Answer

**step1** Understanding the problem

The problem asks us to combine two logarithmic terms into a single logarithmic expression. We are given the sum of two logarithms with the same base: $$\log _{9}27+\log _{9}3$$.

**step2** Identifying the logarithm property

When two logarithms with the same base are added together, we can use a fundamental property of logarithms known as the Product Rule. This rule states that the sum of the logarithms of two numbers is equal to the logarithm of the product of those numbers. In mathematical notation, this is expressed as:
$$\log_b M + \log_b N = \log_b (M \times N)$$.

**step3** Applying the logarithm property

In our given expression, the base 'b' for both logarithms is 9. The first number 'M' is 27, and the second number 'N' is 3. According to the Product Rule, we can combine them as follows:
$$\log _{9}27+\log _{9}3 = \log _{9}(27 \times 3)$$.

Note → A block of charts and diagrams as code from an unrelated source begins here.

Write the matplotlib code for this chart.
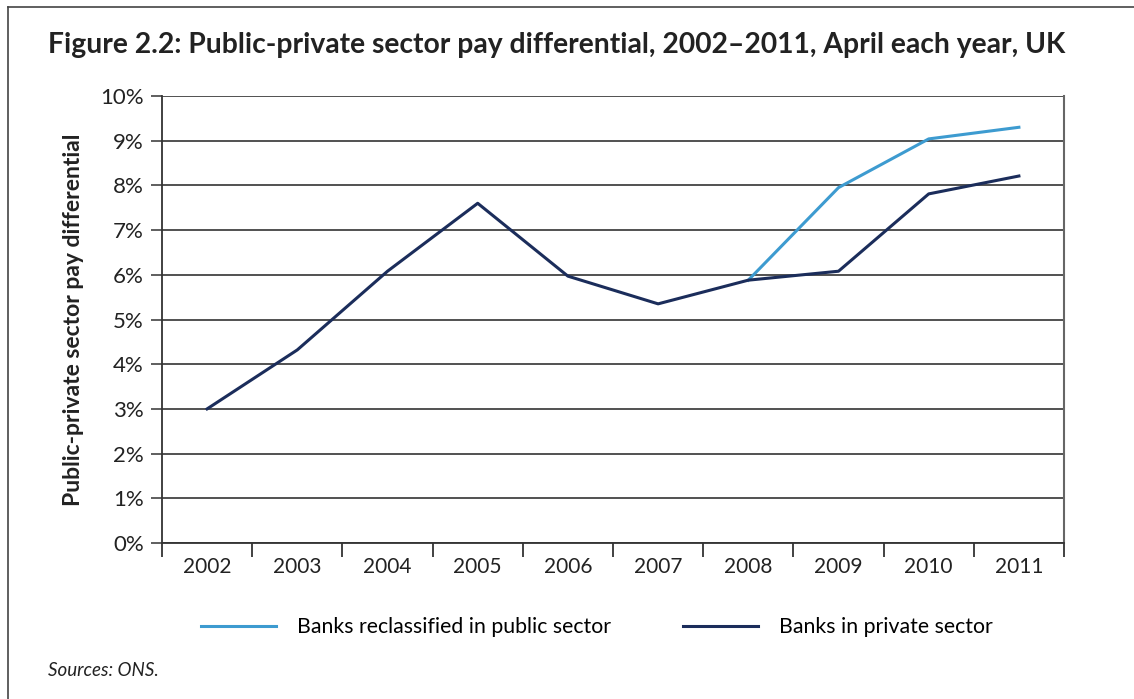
import matplotlib.pyplot as plt
import numpy as np
from matplotlib.lines import Line2D

plt.rcParams['font.family'] = ['Lato', 'DejaVu Sans']

years = ['2002', '2003', '2004', '2005', '2006', '2007', '2008', '2009', '2010', '2011']
# banks in private sector (%)
private = [3.0, 4.32, 6.08, 7.6, 5.97, 5.35, 5.88, 6.08, 7.81, 8.21]
# banks reclassified in public sector (%), diverges from 2008
public = [None, None, None, None, None, None, 5.88, 7.95, 9.04, 9.30]

light = '#3d9bd0'
dark = '#1b2d5b'

fig = plt.figure(figsize=(11.34, 6.99), dpi=100)
ax = fig.add_axes([162/1134, 1 - 543/699, (1064-162)/1134, (543-96)/699])

x = np.arange(len(years))
pub = np.array([np.nan if v is None else v for v in public], dtype=float)
ax.plot(x, pub, color=light, lw=2.2, label='Banks reclassified in public sector')
ax.plot(x, private, color=dark, lw=2.2, label='Banks in private sector')

ax.set_xlim(-0.5, len(years) - 0.5)
ax.set_ylim(0, 10)
ax.set_yticks(np.arange(0, 11, 1))
ax.set_yticklabels([f'{v}%' for v in range(11)])
ax.yaxis.grid(True, color='#222222', lw=1.1)
ax.set_axisbelow(True)

ax.set_xticks(x)
ax.set_xticklabels(years)
ax.set_xticks(np.arange(-0.5, len(years), 1), minor=True)
ax.tick_params(axis='x', which='major', length=0, pad=10, labelsize=15, colors='#222222')
ax.tick_params(axis='x', which='minor', length=10, width=1.3, color='#333333')
ax.tick_params(axis='y', length=8, width=1.1, labelsize=16, pad=5, colors='#333333')
for lab in ax.get_yticklabels() + ax.get_xticklabels():
    lab.set_color('#222222')

for s in ['left', 'bottom']:
    ax.spines[s].set_color('#333333')
    ax.spines[s].set_linewidth(1.3)
ax.spines['top'].set_visible(False)
ax.spines['right'].set_color('#666666')
ax.spines['right'].set_linewidth(1.5)

ax.set_ylabel('Public-private sector pay differential', fontsize=16.5, fontweight='bold',
              color='#222222', labelpad=12)

fig.text(48/1134, 1 - 45/699, 'Figure 2.2: Public-private sector pay differential, 2002\u20132011, April each year, UK',
         fontsize=20.3, fontweight='bold', color='#222222', va='center', ha='left')

fig.legend(loc='center', bbox_to_anchor=(597/1134, 1 - 627/699), ncol=2, frameon=False,
           fontsize=15.3, handlelength=3.5, columnspacing=3.4, handletextpad=1.0)

fig.text(48/1134, 1 - 670/699, 'Sources: ONS.', fontsize=13.5, style='italic',
         color='#222222', va='center', ha='left')

# outer box lines
fig.add_artist(Line2D([8/1134, 1], [1 - 7/699, 1 - 7/699], color='#444444', lw=1.2))
fig.add_artist(Line2D([8/1134, 8/1134], [0, 1 - 7/699], color='#444444', lw=1.2))

fig.savefig('out.png', dpi=100)
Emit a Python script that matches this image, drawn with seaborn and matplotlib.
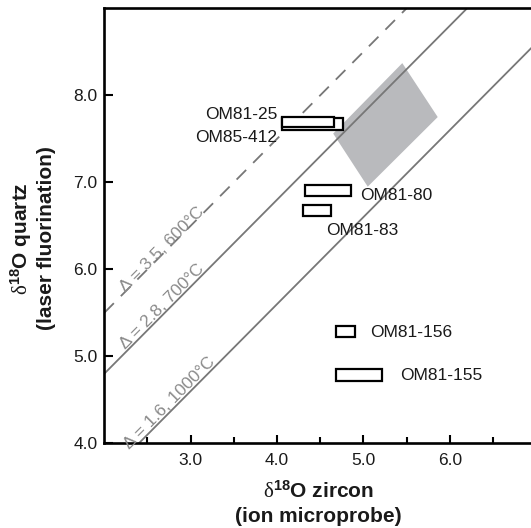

**step4** Performing the multiplication

Next, we need to calculate the product of the numbers inside the parenthesis:
$$27 \times 3 = 81$$.

**step5** Writing the expression as a single logarithm

Now, we substitute the product back into our logarithmic expression.
So, $$\log _{9}(27 \times 3)$$ becomes $$\log _{9}81$$.
Therefore, the expression written as a single logarithm is $$\log _{9}81$$.